• _Stated task_: Return the listing below exactly, with the pictures dropped.

-----

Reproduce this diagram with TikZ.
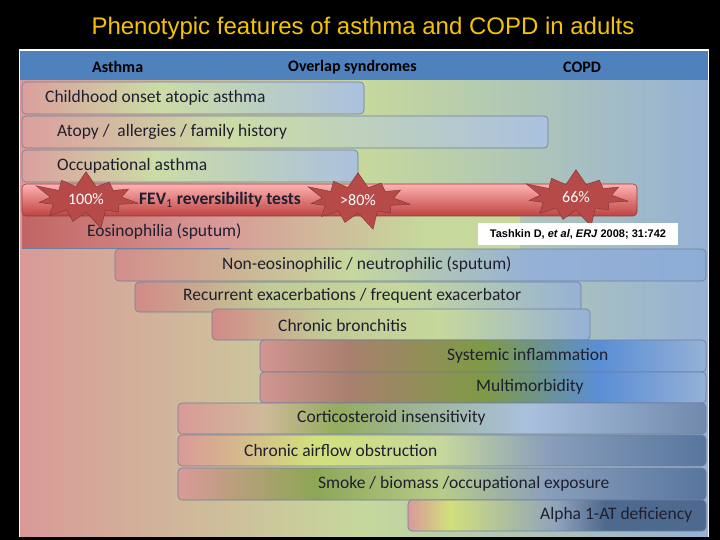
\documentclass[tikz,border=0pt]{standalone}
\usepackage{fontspec}
\setmainfont{Carlito}
\newfontfamily\titlefont{Liberation Sans}
\usetikzlibrary{shapes.symbols}
\definecolor{cR}{HTML}{D99A98}
\definecolor{cG}{HTML}{C6D89C}
\definecolor{cB}{HTML}{95B1D6}
\definecolor{hdr}{HTML}{4F81BD}
\definecolor{tit}{HTML}{F5C400}
\definecolor{brd}{HTML}{6F7F9F}
\definecolor{star}{HTML}{B64A48}
\definecolor{txt}{HTML}{1F1F2F}
\definecolor{brn}{HTML}{A8806E}
\definecolor{olv}{HTML}{7F9A45}
\definecolor{bl}{HTML}{5A8ED6}
\definecolor{dbl}{HTML}{57759E}
\pgfdeclarehorizontalshading{bgsh}{100bp}{color(0bp)=(cR); color(25bp)=(cR); color(50bp)=(cG); color(75bp)=(cB); color(100bp)=(cB)}
\pgfdeclarehorizontalshading{lightsh}{100bp}{color(0bp)=(cR!95!white); color(25bp)=(cR!95!white); color(45bp)=(cG!90!white); color(75bp)=(cB!80!white); color(100bp)=(cB!80!white)}
\pgfdeclarehorizontalshading{eossh}{100bp}{color(0bp)=(star!85!white); color(25bp)=(star!85!white); color(45bp)=(cR); color(65bp)=(cG); color(75bp)=(cG); color(100bp)=(cG)}
\pgfdeclarehorizontalshading{noneos}{100bp}{color(0bp)=(cR!85!star); color(25bp)=(cR!85!star); color(45bp)=(cG); color(60bp)=(cB); color(75bp)=(cB!85!bl); color(100bp)=(cB!85!bl)}
\pgfdeclarehorizontalshading{recsh}{100bp}{color(0bp)=(cR!80!star); color(25bp)=(cR!80!star); color(40bp)=(cG!85!brn); color(55bp)=(cG); color(75bp)=(cB); color(100bp)=(cB)}
\pgfdeclarehorizontalshading{syssh}{100bp}{color(0bp)=(cR!85!brn); color(25bp)=(cR!85!brn); color(35bp)=(brn); color(50bp)=(olv); color(63bp)=(bl); color(75bp)=(cB); color(100bp)=(cB)}
\pgfdeclarehorizontalshading{cortsh}{100bp}{color(0bp)=(cR); color(25bp)=(cR); color(33bp)=(cR!50!cG); color(40bp)=(olv!70!cG); color(58bp)=(cB!80!white); color(75bp)=(dbl!85!white); color(100bp)=(dbl!85!white)}
\pgfdeclarehorizontalshading{airsh}{100bp}{color(0bp)=(cR); color(25bp)=(cR); color(38bp)=(cG!80!yellow); color(50bp)=(cG); color(60bp)=(dbl!70!white); color(75bp)=(dbl); color(100bp)=(dbl)}
\pgfdeclarehorizontalshading{smksh}{100bp}{color(0bp)=(cR); color(25bp)=(cR); color(38bp)=(olv!80!cG); color(50bp)=(cG!80!olv); color(60bp)=(dbl!70!white); color(75bp)=(dbl); color(100bp)=(dbl)}
\pgfdeclarehorizontalshading{alpsh}{100bp}{color(0bp)=(cR); color(25bp)=(cR); color(32bp)=(cG!80!yellow); color(50bp)=(cB!70!gray); color(58bp)=(dbl!90!black); color(75bp)=(dbl!90!black); color(100bp)=(dbl!90!black)}
\tikzset{
  bar/.style={draw=brd, line width=0.6pt, rounded corners=4pt},
  lbl/.style={anchor=west, text=txt, font=\fontsize{17.5}{20}\selectfont, inner sep=0pt},
  hlbl/.style={anchor=west, text=black, font=\bfseries\fontsize{16}{19}\selectfont, inner sep=0pt},
  burst/.style={starburst, starburst points=11, starburst point height=20pt, fill=star, draw=star!70!black, minimum width=112pt, minimum height=66pt, inner sep=0pt, text=white, font=\fontsize{16}{18}\selectfont}
}
\begin{document}
\begin{tikzpicture}[x=1pt,y=-1pt]
\useasboundingbox (0,0) rectangle (720,540);
\fill[black] (0,0) rectangle (720,540);
\node[text=tit, font=\titlefont\fontsize{24}{28}\selectfont] (title) at (363,28) {Phenotypic features of asthma and COPD in adults};
\draw[white, line width=1.5pt] (20,50) rectangle (708,536);
\shade[shading=bgsh] (20,80) rectangle (708,536);
\fill[hdr] (20,51) rectangle (708,80);
\node[hlbl] (h1) at (92,67) {Asthma};
\node[hlbl] (h2) at (288,67) {Overlap syndromes};
\node[hlbl] (h3) at (563,67) {COPD};
% bars
\shade[bar, shading=lightsh] (22,82) rectangle (364,114);
\node[lbl] (b1) at (45,98) {Childhood onset atopic asthma};
\shade[bar, shading=lightsh] (22,116) rectangle (548,148);
\node[lbl] (b2) at (57,132) {Atopy /\ \ allergies / family history};
\shade[bar, shading=lightsh] (22,150) rectangle (358,182);
\node[lbl] (b3) at (57,166) {Occupational asthma};
\shade[shading=eossh] (22,215) rectangle (520,248);
\draw[brd] (22,248) -- (230,248);
\node[lbl] (b5) at (87,232) {Eosinophilia (sputum)};
\draw[bar, top color=red!30!white, bottom color=star!90!red, draw=star!80!black] (22,184) rectangle (637,216);
\node[lbl, font=\bfseries\fontsize{17.5}{20}\selectfont] (b4) at (139,200) {FEV{\mdseries\textsubscript{1}} reversibility tests};
\node[burst] (s1) at (86,199) {100\%};
\node[burst] (s2) at (358,200) {>80\%};
\node[burst] (s3) at (576,197) {66\%};
\node[fill=white, font=\titlefont\bfseries\fontsize{11}{13}\selectfont, text=black, minimum width=200pt, minimum height=22pt, inner sep=1pt] (ref) at (578,234) {Tashkin D, \textit{et al}, \textit{ERJ} 2008; 31:742};
\shade[bar, shading=noneos] (115,249) rectangle (706,281);
\node[lbl] (b6) at (222,265) {Non-eosinophilic / neutrophilic (sputum)};
\shade[bar, shading=recsh] (135,282) rectangle (581,312);
\node[lbl] (b7) at (183,296) {Recurrent exacerbations / frequent exacerbator};
\shade[bar, shading=recsh] (212,309) rectangle (590,340);
\node[lbl] (b8) at (278,325) {Chronic bronchitis};
\shade[bar, shading=syssh] (260,340) rectangle (706,372);
\node[lbl] (b9) at (447,356) {Systemic inflammation};
\shade[bar, shading=syssh] (260,372) rectangle (706,403);
\node[lbl] (b10) at (476,387) {Multimorbidity};
\shade[bar, shading=cortsh] (178,403) rectangle (706,434);
\node[lbl] (b11) at (297,418) {Corticosteroid insensitivity};
\shade[bar, shading=airsh] (178,435) rectangle (706,466);
\node[lbl] (b12) at (244,450) {Chronic airflow obstruction};
\shade[bar, shading=smksh] (178,468) rectangle (706,500);
\node[lbl] (b13) at (318,484) {Smoke / biomass /occupational exposure};
\shade[bar, shading=alpsh] (408,500) rectangle (706,531);
\node[lbl] (b14) at (540,515) {Alpha 1-AT deficiency};
\end{tikzpicture}
\end{document}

-----

• _Written reply_:
Reproduce this diagram with TikZ.
\documentclass[tikz,border=0pt]{standalone}
\usepackage{fontspec}
\setmainfont{Carlito}
\newfontfamily\titlefont{Liberation Sans}
\usetikzlibrary{shapes.symbols}
\definecolor{cR}{HTML}{D99A98}
\definecolor{cG}{HTML}{C6D89C}
\definecolor{cB}{HTML}{95B1D6}
\definecolor{hdr}{HTML}{4F81BD}
\definecolor{tit}{HTML}{F5C400}
\definecolor{brd}{HTML}{6F7F9F}
\definecolor{star}{HTML}{B64A48}
\definecolor{txt}{HTML}{1F1F2F}
\definecolor{brn}{HTML}{A8806E}
\definecolor{olv}{HTML}{7F9A45}
\definecolor{bl}{HTML}{5A8ED6}
\definecolor{dbl}{HTML}{57759E}
\pgfdeclarehorizontalshading{bgsh}{100bp}{color(0bp)=(cR); color(25bp)=(cR); color(50bp)=(cG); color(75bp)=(cB); color(100bp)=(cB)}
\pgfdeclarehorizontalshading{lightsh}{100bp}{color(0bp)=(cR!95!white); color(25bp)=(cR!95!white); color(45bp)=(cG!90!white); color(75bp)=(cB!80!white); color(100bp)=(cB!80!white)}
\pgfdeclarehorizontalshading{eossh}{100bp}{color(0bp)=(star!85!white); color(25bp)=(star!85!white); color(45bp)=(cR); color(65bp)=(cG); color(75bp)=(cG); color(100bp)=(cG)}
\pgfdeclarehorizontalshading{noneos}{100bp}{color(0bp)=(cR!85!star); color(25bp)=(cR!85!star); color(45bp)=(cG); color(60bp)=(cB); color(75bp)=(cB!85!bl); color(100bp)=(cB!85!bl)}
\pgfdeclarehorizontalshading{recsh}{100bp}{color(0bp)=(cR!80!star); color(25bp)=(cR!80!star); color(40bp)=(cG!85!brn); color(55bp)=(cG); color(75bp)=(cB); color(100bp)=(cB)}
\pgfdeclarehorizontalshading{syssh}{100bp}{color(0bp)=(cR!85!brn); color(25bp)=(cR!85!brn); color(35bp)=(brn); color(50bp)=(olv); color(63bp)=(bl); color(75bp)=(cB); color(100bp)=(cB)}
\pgfdeclarehorizontalshading{cortsh}{100bp}{color(0bp)=(cR); color(25bp)=(cR); color(33bp)=(cR!50!cG); color(40bp)=(olv!70!cG); color(58bp)=(cB!80!white); color(75bp)=(dbl!85!white); color(100bp)=(dbl!85!white)}
\pgfdeclarehorizontalshading{airsh}{100bp}{color(0bp)=(cR); color(25bp)=(cR); color(38bp)=(cG!80!yellow); color(50bp)=(cG); color(60bp)=(dbl!70!white); color(75bp)=(dbl); color(100bp)=(dbl)}
\pgfdeclarehorizontalshading{smksh}{100bp}{color(0bp)=(cR); color(25bp)=(cR); color(38bp)=(olv!80!cG); color(50bp)=(cG!80!olv); color(60bp)=(dbl!70!white); color(75bp)=(dbl); color(100bp)=(dbl)}
\pgfdeclarehorizontalshading{alpsh}{100bp}{color(0bp)=(cR); color(25bp)=(cR); color(32bp)=(cG!80!yellow); color(50bp)=(cB!70!gray); color(58bp)=(dbl!90!black); color(75bp)=(dbl!90!black); color(100bp)=(dbl!90!black)}
\tikzset{
  bar/.style={draw=brd, line width=0.6pt, rounded corners=4pt},
  lbl/.style={anchor=west, text=txt, font=\fontsize{17.5}{20}\selectfont, inner sep=0pt},
  hlbl/.style={anchor=west, text=black, font=\bfseries\fontsize{16}{19}\selectfont, inner sep=0pt},
  burst/.style={starburst, starburst points=11, starburst point height=20pt, fill=star, draw=star!70!black, minimum width=112pt, minimum height=66pt, inner sep=0pt, text=white, font=\fontsize{16}{18}\selectfont}
}
\begin{document}
\begin{tikzpicture}[x=1pt,y=-1pt]
\useasboundingbox (0,0) rectangle (720,540);
\fill[black] (0,0) rectangle (720,540);
\node[text=tit, font=\titlefont\fontsize{24}{28}\selectfont] (title) at (363,28) {Phenotypic features of asthma and COPD in adults};
\draw[white, line width=1.5pt] (20,50) rectangle (708,536);
\shade[shading=bgsh] (20,80) rectangle (708,536);
\fill[hdr] (20,51) rectangle (708,80);
\node[hlbl] (h1) at (92,67) {Asthma};
\node[hlbl] (h2) at (288,67) {Overlap syndromes};
\node[hlbl] (h3) at (563,67) {COPD};
% bars
\shade[bar, shading=lightsh] (22,82) rectangle (364,114);
\node[lbl] (b1) at (45,98) {Childhood onset atopic asthma};
\shade[bar, shading=lightsh] (22,116) rectangle (548,148);
\node[lbl] (b2) at (57,132) {Atopy /\ \ allergies / family history};
\shade[bar, shading=lightsh] (22,150) rectangle (358,182);
\node[lbl] (b3) at (57,166) {Occupational asthma};
\shade[shading=eossh] (22,215) rectangle (520,248);
\draw[brd] (22,248) -- (230,248);
\node[lbl] (b5) at (87,232) {Eosinophilia (sputum)};
\draw[bar, top color=red!30!white, bottom color=star!90!red, draw=star!80!black] (22,184) rectangle (637,216);
\node[lbl, font=\bfseries\fontsize{17.5}{20}\selectfont] (b4) at (139,200) {FEV{\mdseries\textsubscript{1}} reversibility tests};
\node[burst] (s1) at (86,199) {100\%};
\node[burst] (s2) at (358,200) {>80\%};
\node[burst] (s3) at (576,197) {66\%};
\node[fill=white, font=\titlefont\bfseries\fontsize{11}{13}\selectfont, text=black, minimum width=200pt, minimum height=22pt, inner sep=1pt] (ref) at (578,234) {Tashkin D, \textit{et al}, \textit{ERJ} 2008; 31:742};
\shade[bar, shading=noneos] (115,249) rectangle (706,281);
\node[lbl] (b6) at (222,265) {Non-eosinophilic / neutrophilic (sputum)};
\shade[bar, shading=recsh] (135,282) rectangle (581,312);
\node[lbl] (b7) at (183,296) {Recurrent exacerbations / frequent exacerbator};
\shade[bar, shading=recsh] (212,309) rectangle (590,340);
\node[lbl] (b8) at (278,325) {Chronic bronchitis};
\shade[bar, shading=syssh] (260,340) rectangle (706,372);
\node[lbl] (b9) at (447,356) {Systemic inflammation};
\shade[bar, shading=syssh] (260,372) rectangle (706,403);
\node[lbl] (b10) at (476,387) {Multimorbidity};
\shade[bar, shading=cortsh] (178,403) rectangle (706,434);
\node[lbl] (b11) at (297,418) {Corticosteroid insensitivity};
\shade[bar, shading=airsh] (178,435) rectangle (706,466);
\node[lbl] (b12) at (244,450) {Chronic airflow obstruction};
\shade[bar, shading=smksh] (178,468) rectangle (706,500);
\node[lbl] (b13) at (318,484) {Smoke / biomass /occupational exposure};
\shade[bar, shading=alpsh] (408,500) rectangle (706,531);
\node[lbl] (b14) at (540,515) {Alpha 1-AT deficiency};
\end{tikzpicture}
\end{document}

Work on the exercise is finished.